■ **YOUR INSTRUCTIONS**: Pictures within the data are to be left out; everything else must be reproduced exactly.

■ **PROVIDED DATA**:
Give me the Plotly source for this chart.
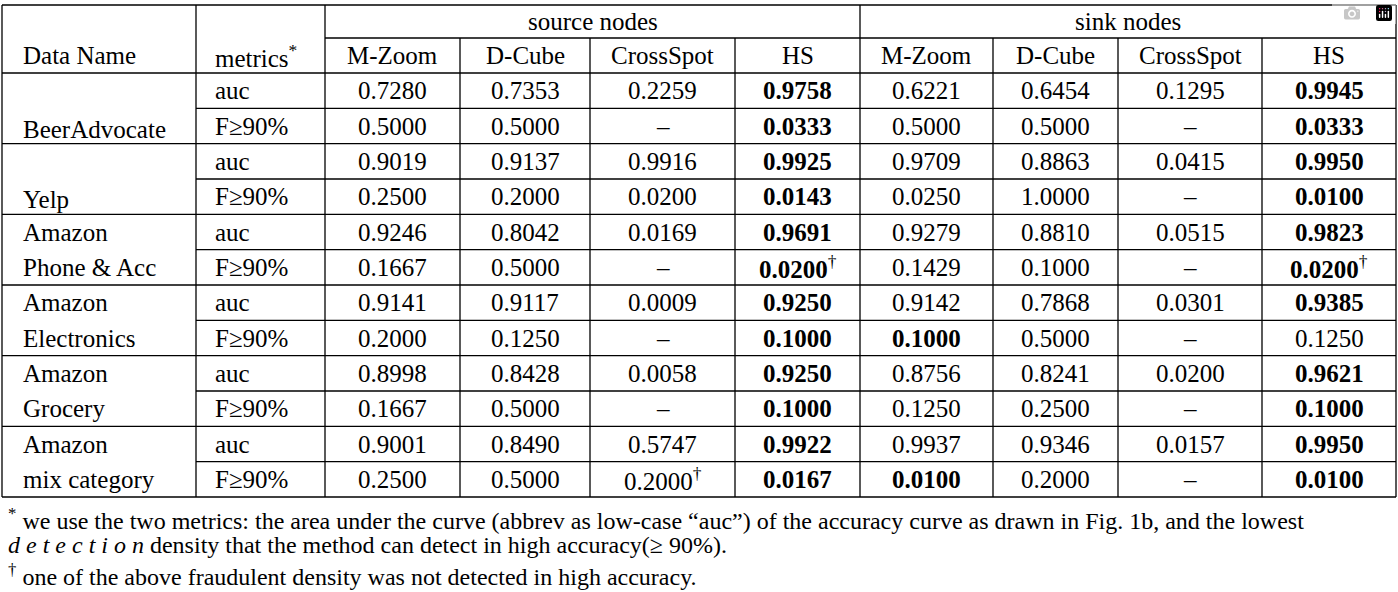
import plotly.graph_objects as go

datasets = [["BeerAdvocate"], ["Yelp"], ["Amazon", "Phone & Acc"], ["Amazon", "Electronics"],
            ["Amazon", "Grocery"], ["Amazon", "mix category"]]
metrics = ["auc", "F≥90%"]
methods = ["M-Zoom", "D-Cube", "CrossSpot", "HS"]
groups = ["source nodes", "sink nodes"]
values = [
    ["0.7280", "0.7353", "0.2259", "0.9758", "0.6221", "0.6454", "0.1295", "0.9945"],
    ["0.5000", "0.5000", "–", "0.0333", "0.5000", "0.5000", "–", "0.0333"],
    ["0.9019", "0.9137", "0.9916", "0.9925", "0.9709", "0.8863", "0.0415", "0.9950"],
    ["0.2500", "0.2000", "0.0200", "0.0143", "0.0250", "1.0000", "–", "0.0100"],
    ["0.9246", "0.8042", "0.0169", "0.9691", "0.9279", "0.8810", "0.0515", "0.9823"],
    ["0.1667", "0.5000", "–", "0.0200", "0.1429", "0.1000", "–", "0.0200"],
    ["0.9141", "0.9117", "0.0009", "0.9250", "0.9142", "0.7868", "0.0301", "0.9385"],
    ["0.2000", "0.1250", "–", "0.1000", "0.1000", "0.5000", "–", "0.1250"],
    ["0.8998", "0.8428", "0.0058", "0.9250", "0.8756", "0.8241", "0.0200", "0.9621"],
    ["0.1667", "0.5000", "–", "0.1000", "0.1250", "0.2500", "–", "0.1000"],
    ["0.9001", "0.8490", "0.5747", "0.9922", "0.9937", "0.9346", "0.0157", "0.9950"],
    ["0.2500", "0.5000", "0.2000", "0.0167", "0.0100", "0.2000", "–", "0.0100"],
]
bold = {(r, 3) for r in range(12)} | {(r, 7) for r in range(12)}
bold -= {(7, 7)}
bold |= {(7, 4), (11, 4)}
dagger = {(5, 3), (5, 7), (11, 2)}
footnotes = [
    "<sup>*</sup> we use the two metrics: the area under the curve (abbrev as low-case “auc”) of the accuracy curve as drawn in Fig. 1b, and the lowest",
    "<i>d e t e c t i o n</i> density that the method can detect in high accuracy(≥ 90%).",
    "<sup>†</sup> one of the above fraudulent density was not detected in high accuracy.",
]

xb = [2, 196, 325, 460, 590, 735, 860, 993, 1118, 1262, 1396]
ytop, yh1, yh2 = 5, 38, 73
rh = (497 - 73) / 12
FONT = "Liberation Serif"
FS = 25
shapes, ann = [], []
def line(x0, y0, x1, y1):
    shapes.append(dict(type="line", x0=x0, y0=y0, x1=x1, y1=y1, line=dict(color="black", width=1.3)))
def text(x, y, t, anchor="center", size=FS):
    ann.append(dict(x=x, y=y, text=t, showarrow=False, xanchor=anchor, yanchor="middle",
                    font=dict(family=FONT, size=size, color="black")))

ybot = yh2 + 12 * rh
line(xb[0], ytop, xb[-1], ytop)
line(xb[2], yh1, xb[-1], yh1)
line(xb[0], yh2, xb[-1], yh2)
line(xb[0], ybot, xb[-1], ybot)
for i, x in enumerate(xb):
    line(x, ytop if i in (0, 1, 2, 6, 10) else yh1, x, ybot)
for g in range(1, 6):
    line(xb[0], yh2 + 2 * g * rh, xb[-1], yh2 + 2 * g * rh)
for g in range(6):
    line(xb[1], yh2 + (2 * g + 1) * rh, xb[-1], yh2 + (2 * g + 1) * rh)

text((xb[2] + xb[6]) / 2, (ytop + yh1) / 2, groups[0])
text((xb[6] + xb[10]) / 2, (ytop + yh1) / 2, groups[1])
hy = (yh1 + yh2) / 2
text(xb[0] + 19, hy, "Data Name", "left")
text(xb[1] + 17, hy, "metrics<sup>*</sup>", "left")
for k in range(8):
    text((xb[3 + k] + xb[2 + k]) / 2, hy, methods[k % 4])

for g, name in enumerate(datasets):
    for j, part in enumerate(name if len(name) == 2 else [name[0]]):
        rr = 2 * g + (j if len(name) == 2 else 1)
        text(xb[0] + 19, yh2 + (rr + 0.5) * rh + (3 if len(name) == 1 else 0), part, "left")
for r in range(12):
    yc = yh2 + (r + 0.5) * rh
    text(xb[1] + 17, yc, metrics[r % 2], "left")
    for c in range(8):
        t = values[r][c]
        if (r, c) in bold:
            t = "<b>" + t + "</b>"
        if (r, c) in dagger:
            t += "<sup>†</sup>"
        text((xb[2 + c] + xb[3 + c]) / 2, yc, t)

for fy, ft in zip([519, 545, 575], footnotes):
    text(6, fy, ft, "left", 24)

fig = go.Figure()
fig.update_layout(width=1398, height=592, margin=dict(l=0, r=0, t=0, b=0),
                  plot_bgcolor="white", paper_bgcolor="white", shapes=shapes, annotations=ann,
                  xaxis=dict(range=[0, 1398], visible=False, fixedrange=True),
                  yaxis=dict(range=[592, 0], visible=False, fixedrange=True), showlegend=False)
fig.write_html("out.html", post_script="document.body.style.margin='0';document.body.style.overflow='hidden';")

■ **CORRECT ANSWER**:
Give me the Plotly source for this chart.
import plotly.graph_objects as go

datasets = [["BeerAdvocate"], ["Yelp"], ["Amazon", "Phone & Acc"], ["Amazon", "Electronics"],
            ["Amazon", "Grocery"], ["Amazon", "mix category"]]
metrics = ["auc", "F≥90%"]
methods = ["M-Zoom", "D-Cube", "CrossSpot", "HS"]
groups = ["source nodes", "sink nodes"]
values = [
    ["0.7280", "0.7353", "0.2259", "0.9758", "0.6221", "0.6454", "0.1295", "0.9945"],
    ["0.5000", "0.5000", "–", "0.0333", "0.5000", "0.5000", "–", "0.0333"],
    ["0.9019", "0.9137", "0.9916", "0.9925", "0.9709", "0.8863", "0.0415", "0.9950"],
    ["0.2500", "0.2000", "0.0200", "0.0143", "0.0250", "1.0000", "–", "0.0100"],
    ["0.9246", "0.8042", "0.0169", "0.9691", "0.9279", "0.8810", "0.0515", "0.9823"],
    ["0.1667", "0.5000", "–", "0.0200", "0.1429", "0.1000", "–", "0.0200"],
    ["0.9141", "0.9117", "0.0009", "0.9250", "0.9142", "0.7868", "0.0301", "0.9385"],
    ["0.2000", "0.1250", "–", "0.1000", "0.1000", "0.5000", "–", "0.1250"],
    ["0.8998", "0.8428", "0.0058", "0.9250", "0.8756", "0.8241", "0.0200", "0.9621"],
    ["0.1667", "0.5000", "–", "0.1000", "0.1250", "0.2500", "–", "0.1000"],
    ["0.9001", "0.8490", "0.5747", "0.9922", "0.9937", "0.9346", "0.0157", "0.9950"],
    ["0.2500", "0.5000", "0.2000", "0.0167", "0.0100", "0.2000", "–", "0.0100"],
]
bold = {(r, 3) for r in range(12)} | {(r, 7) for r in range(12)}
bold -= {(7, 7)}
bold |= {(7, 4), (11, 4)}
dagger = {(5, 3), (5, 7), (11, 2)}
footnotes = [
    "<sup>*</sup> we use the two metrics: the area under the curve (abbrev as low-case “auc”) of the accuracy curve as drawn in Fig. 1b, and the lowest",
    "<i>d e t e c t i o n</i> density that the method can detect in high accuracy(≥ 90%).",
    "<sup>†</sup> one of the above fraudulent density was not detected in high accuracy.",
]

xb = [2, 196, 325, 460, 590, 735, 860, 993, 1118, 1262, 1396]
ytop, yh1, yh2 = 5, 38, 73
rh = (497 - 73) / 12
FONT = "Liberation Serif"
FS = 25
shapes, ann = [], []
def line(x0, y0, x1, y1):
    shapes.append(dict(type="line", x0=x0, y0=y0, x1=x1, y1=y1, line=dict(color="black", width=1.3)))
def text(x, y, t, anchor="center", size=FS):
    ann.append(dict(x=x, y=y, text=t, showarrow=False, xanchor=anchor, yanchor="middle",
                    font=dict(family=FONT, size=size, color="black")))

ybot = yh2 + 12 * rh
line(xb[0], ytop, xb[-1], ytop)
line(xb[2], yh1, xb[-1], yh1)
line(xb[0], yh2, xb[-1], yh2)
line(xb[0], ybot, xb[-1], ybot)
for i, x in enumerate(xb):
    line(x, ytop if i in (0, 1, 2, 6, 10) else yh1, x, ybot)
for g in range(1, 6):
    line(xb[0], yh2 + 2 * g * rh, xb[-1], yh2 + 2 * g * rh)
for g in range(6):
    line(xb[1], yh2 + (2 * g + 1) * rh, xb[-1], yh2 + (2 * g + 1) * rh)

text((xb[2] + xb[6]) / 2, (ytop + yh1) / 2, groups[0])
text((xb[6] + xb[10]) / 2, (ytop + yh1) / 2, groups[1])
hy = (yh1 + yh2) / 2
text(xb[0] + 19, hy, "Data Name", "left")
text(xb[1] + 17, hy, "metrics<sup>*</sup>", "left")
for k in range(8):
    text((xb[3 + k] + xb[2 + k]) / 2, hy, methods[k % 4])

for g, name in enumerate(datasets):
    for j, part in enumerate(name if len(name) == 2 else [name[0]]):
        rr = 2 * g + (j if len(name) == 2 else 1)
        text(xb[0] + 19, yh2 + (rr + 0.5) * rh + (3 if len(name) == 1 else 0), part, "left")
for r in range(12):
    yc = yh2 + (r + 0.5) * rh
    text(xb[1] + 17, yc, metrics[r % 2], "left")
    for c in range(8):
        t = values[r][c]
        if (r, c) in bold:
            t = "<b>" + t + "</b>"
        if (r, c) in dagger:
            t += "<sup>†</sup>"
        text((xb[2 + c] + xb[3 + c]) / 2, yc, t)

for fy, ft in zip([519, 545, 575], footnotes):
    text(6, fy, ft, "left", 24)

fig = go.Figure()
fig.update_layout(width=1398, height=592, margin=dict(l=0, r=0, t=0, b=0),
                  plot_bgcolor="white", paper_bgcolor="white", shapes=shapes, annotations=ann,
                  xaxis=dict(range=[0, 1398], visible=False, fixedrange=True),
                  yaxis=dict(range=[592, 0], visible=False, fixedrange=True), showlegend=False)
fig.write_html("out.html", post_script="document.body.style.margin='0';document.body.style.overflow='hidden';")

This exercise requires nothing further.